Suppose \({GCV}_{k}\)the value \(GCV\) for the \(k\) model is in the elimination phase the GCV on which the best adaptive multiple spline regression models is selected is also as follows (Martinello et al., 2021; Hassangavyar et al., 2020):
\({GCV}_{k}=\frac{1}{n}\sum _{i=1}^{n}\left({y}_{i}-{\widehat{f}}_{k}\right.{ \left({x}_{i}\right))}^{2}/{ (1-\frac{C\left(k\right)}{n})}^{2}\)
|
(7)
|
That \({\widehat{f}}_{k}\) the model is estimated in step k of the regression elimination stage and \(\lambda . m\) + Number of model sentences in step k =\(C\left(k\right)\)
\(m\) represents the number of nodes of the linear functions in the model and \(\lambda\) is called the smoothing parameter and in practice is usually chosen between 2 and 4.

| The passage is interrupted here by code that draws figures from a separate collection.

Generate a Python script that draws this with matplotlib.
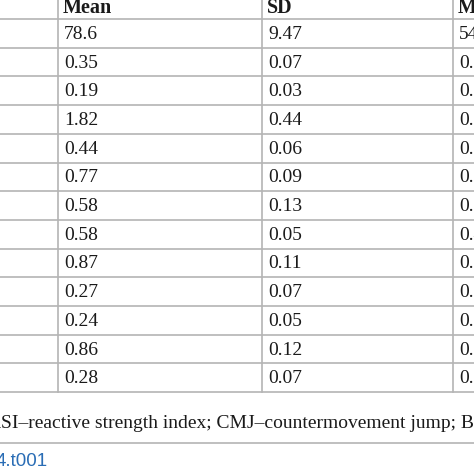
import matplotlib.pyplot as plt

means = ["78.6", "0.35", "0.19", "1.82", "0.44", "0.77", "0.58", "0.58",
         "0.87", "0.27", "0.24", "0.86", "0.28"]
sds = ["9.47", "0.07", "0.03", "0.44", "0.06", "0.09", "0.13", "0.05",
       "0.11", "0.07", "0.05", "0.12", "0.07"]
mins = ["54.0", "0.24", "0.13", "0.98", "0.33", "0.59", "0.33", "0.48",
        "0.66", "0.15", "0.15", "0.63", "0.15"]
headers = ["Mean", "SD", "Min"]
footnote = "RSI\u2013reactive strength index; CMJ\u2013countermovement jump; BL\u2013bilateral"
doi_tail = "4.t001"

plt.rcParams['font.family'] = ['Liberation Serif', 'DejaVu Serif']

fig = plt.figure(figsize=(4.74, 4.74), dpi=100)
ax = fig.add_axes([0, 0, 1, 1])
ax.set_xlim(0, 474)
ax.set_ylim(474, 0)
ax.axis('off')

line_c = '#b4b4b4'
col_x = [58, 262, 453]
top, row_h = 19, 28.7
n = len(means)
bottom = top + row_h * n

for x in col_x:
    ax.plot([x, x], [0, bottom], color=line_c, lw=1.2)
for i in range(n + 1):
    ax.plot([0, 474], [top + i * row_h] * 2, color=line_c, lw=1.2)

for x, h in zip(col_x, headers):
    ax.text(x + 5, 8, h, fontsize=14.5, fontweight='bold', va='center', color='#1a1a1a')

for i, row in enumerate(zip(means, sds, mins)):
    y = top + (i + 0.5) * row_h + 1
    for x, v in zip(col_x, row):
        ax.text(x + 6, y, v, fontsize=14, va='center', color='#1a1a1a')

ax.text(-12, 424, footnote, fontsize=14, va='center', color='#1a1a1a')
ax.plot([0, 474], [443, 443], color=line_c, lw=1.2)
ax.text(-4, 462, doi_tail, fontsize=13.5, va='center', color='#2a6db5',
        family=['Liberation Sans', 'DejaVu Sans'])

fig.savefig('out.png', dpi=100)
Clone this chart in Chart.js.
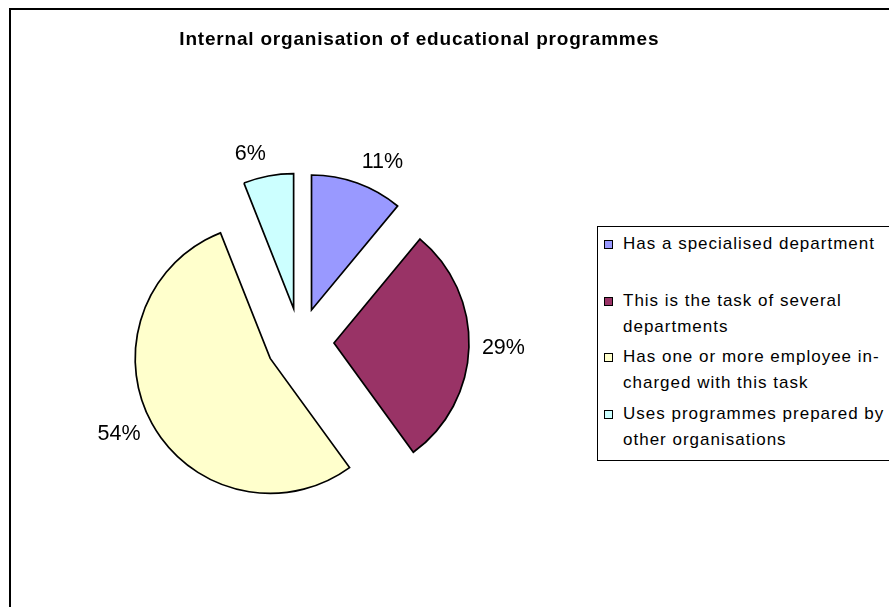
<!DOCTYPE html>
<html>
<head>
<meta charset="utf-8">
<title>Internal organisation of educational programmes</title>
<script src="https://cdn.jsdelivr.net/npm/chart.js@4/dist/chart.umd.min.js"></script>
<style>
  html, body { margin: 0; padding: 0; background: #fff; }
  body {
    width: 889px; height: 607px; position: relative; overflow: hidden;
    font-family: "Liberation Sans", Arial, sans-serif; color: #000;
  }
  /* chart frame runs past the right and bottom edge */
  #frame {
    position: absolute; left: 9px; top: 8px; width: 1000px; height: 700px;
    border: 2px solid #000; box-sizing: border-box;
  }
  #pie { position: absolute; left: 0; top: 0; }
  #title {
    position: absolute; left: 0; top: 29px; width: 837px; padding-left: 0.8px;
    text-align: center; font-weight: bold; font-size: 19px; line-height: 19px;
    letter-spacing: 0.8px; white-space: nowrap;
  }
  #legend {
    position: absolute; left: 597px; top: 226px; width: 400px; height: 235px;
    border: 1px solid #000; box-sizing: border-box; padding-top: 4px; background: #fff;
  }
  .item { position: relative; height: 56.7px; padding-left: 25px; }
  .swatch {
    position: absolute; left: 6px; top: 9px; width: 9px; height: 9px;
    border: 1px solid #000; box-sizing: border-box;
  }
  .text { width: 274px; font-size: 17px; line-height: 26px; letter-spacing: 1px; }
</style>
</head>
<body>
<div id="frame"></div>
<canvas id="pie" width="889" height="607"></canvas>
<div id="title">Internal organisation of educational programmes</div>
<div id="legend"></div>
<script>
const categories = [
  'Has a specialised department',
  'This is the task of several departments',
  'Has one or more employee in-charged with this task',
  'Uses programmes prepared by other organisations',
];
const shares = [11, 29, 54, 6];
const sliceColors = ['#9999ff', '#993366', '#ffffcc', '#ccffff'];

const EXPLODE = 34;    // every slice is pulled out this far along its mid angle
const LABEL_GAP = 13;  // gap between slice rim and its percentage label

// Draw each arc shifted outwards instead of the default in-place drawing.
const explodedSlices = {
  id: 'explodedSlices',
  beforeDatasetDraw(chart, args) {
    const ctx = chart.ctx;
    args.meta.data.forEach((arc) => {
      const mid = (arc.startAngle + arc.endAngle) / 2;
      ctx.save();
      ctx.translate(Math.cos(mid) * EXPLODE, Math.sin(mid) * EXPLODE);
      arc.draw(ctx);
      ctx.restore();
    });
    return false;
  },
};

// Percentage labels sitting just outside each exploded slice.
const percentLabels = {
  id: 'percentLabels',
  afterDatasetsDraw(chart) {
    const ctx = chart.ctx;
    const meta = chart.getDatasetMeta(0);
    ctx.save();
    ctx.font = '21.5px "Liberation Sans", Arial, sans-serif';
    ctx.fillStyle = '#000';
    ctx.textAlign = 'center';
    ctx.textBaseline = 'middle';
    meta.data.forEach((arc, i) => {
      const mid = (arc.startAngle + arc.endAngle) / 2;
      const cos = Math.cos(mid);
      const sin = Math.sin(mid);
      const text = shares[i] + '%';
      const hw = ctx.measureText(text).width / 2;
      const dist = EXPLODE + arc.outerRadius + LABEL_GAP;
      const x = arc.x + cos * dist + Math.sign(cos) * hw;
      const y = arc.y + sin * dist + sin * 9;
      ctx.fillText(text, x, y);
    });
    ctx.restore();
  },
};

new Chart(document.getElementById('pie'), {
  type: 'pie',
  data: {
    labels: categories,
    datasets: [{
      data: shares,
      backgroundColor: sliceColors,
      borderColor: '#000',
      borderWidth: 1.7,
      borderJoinStyle: 'miter',
      radius: 135,
    }],
  },
  options: {
    responsive: false,
    animation: false,
    events: [],
    layout: { padding: { left: 130, right: 419, top: 172, bottom: 95 } },
    plugins: {
      legend: { display: false },
      title: { display: false },
      tooltip: { enabled: false },
    },
  },
  plugins: [explodedSlices, percentLabels],
});

// legend box on the right
const legend = document.getElementById('legend');
categories.forEach((name, i) => {
  const item = document.createElement('div');
  item.className = 'item';
  const sw = document.createElement('span');
  sw.className = 'swatch';
  sw.style.background = sliceColors[i];
  const txt = document.createElement('div');
  txt.className = 'text';
  txt.textContent = name;
  item.appendChild(sw);
  item.appendChild(txt);
  legend.appendChild(item);
});
</script>
</body>
</html>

2.8 Evaluation of dust source susceptibility map
One of the most important parts of modeling is the validation of predicted results (Shano et al., 2021). In this research, all identified DSA were separated into two parts: One is for training (70% DSA) and the other is for validation (30% DSA). DSAs were selected based on random logic for training and validation of models. The ROC-AUC (r receiver-operating characteristic area below the curve) and RMSE (the root mean square error) were used to evaluate the accuracy of the statistical model. The most ideal model has the highest subsurface level and its value is between 0.5 to 1 (Nandi and Shakoor., 2009). The closer the surface below the curve is to one, the more accurate the zoning map (Hao et al., 2020). Qualitative-quantitative correlation should be below the curve and estimation of the 0.9-1, excellent; 0.8–0.9, very good; 0.7–0.8, good; 0.6–0.7, average; 0.5–0.6, weak is suggested (Arabameri et al., 2021). The ROC curve was used in this study to appraise the performance of the generated susceptibility map. However, some studies suggest that model performance evaluation using a factor such as AUC may not be appropriate because in some cases high AUCs may not guarantee the high accuracy of spatial predictions (Chaudhary et al., 2021). For this case, RMSE measurements are also used as additional criteria for evaluating model predictions and supporting decisions in model selection.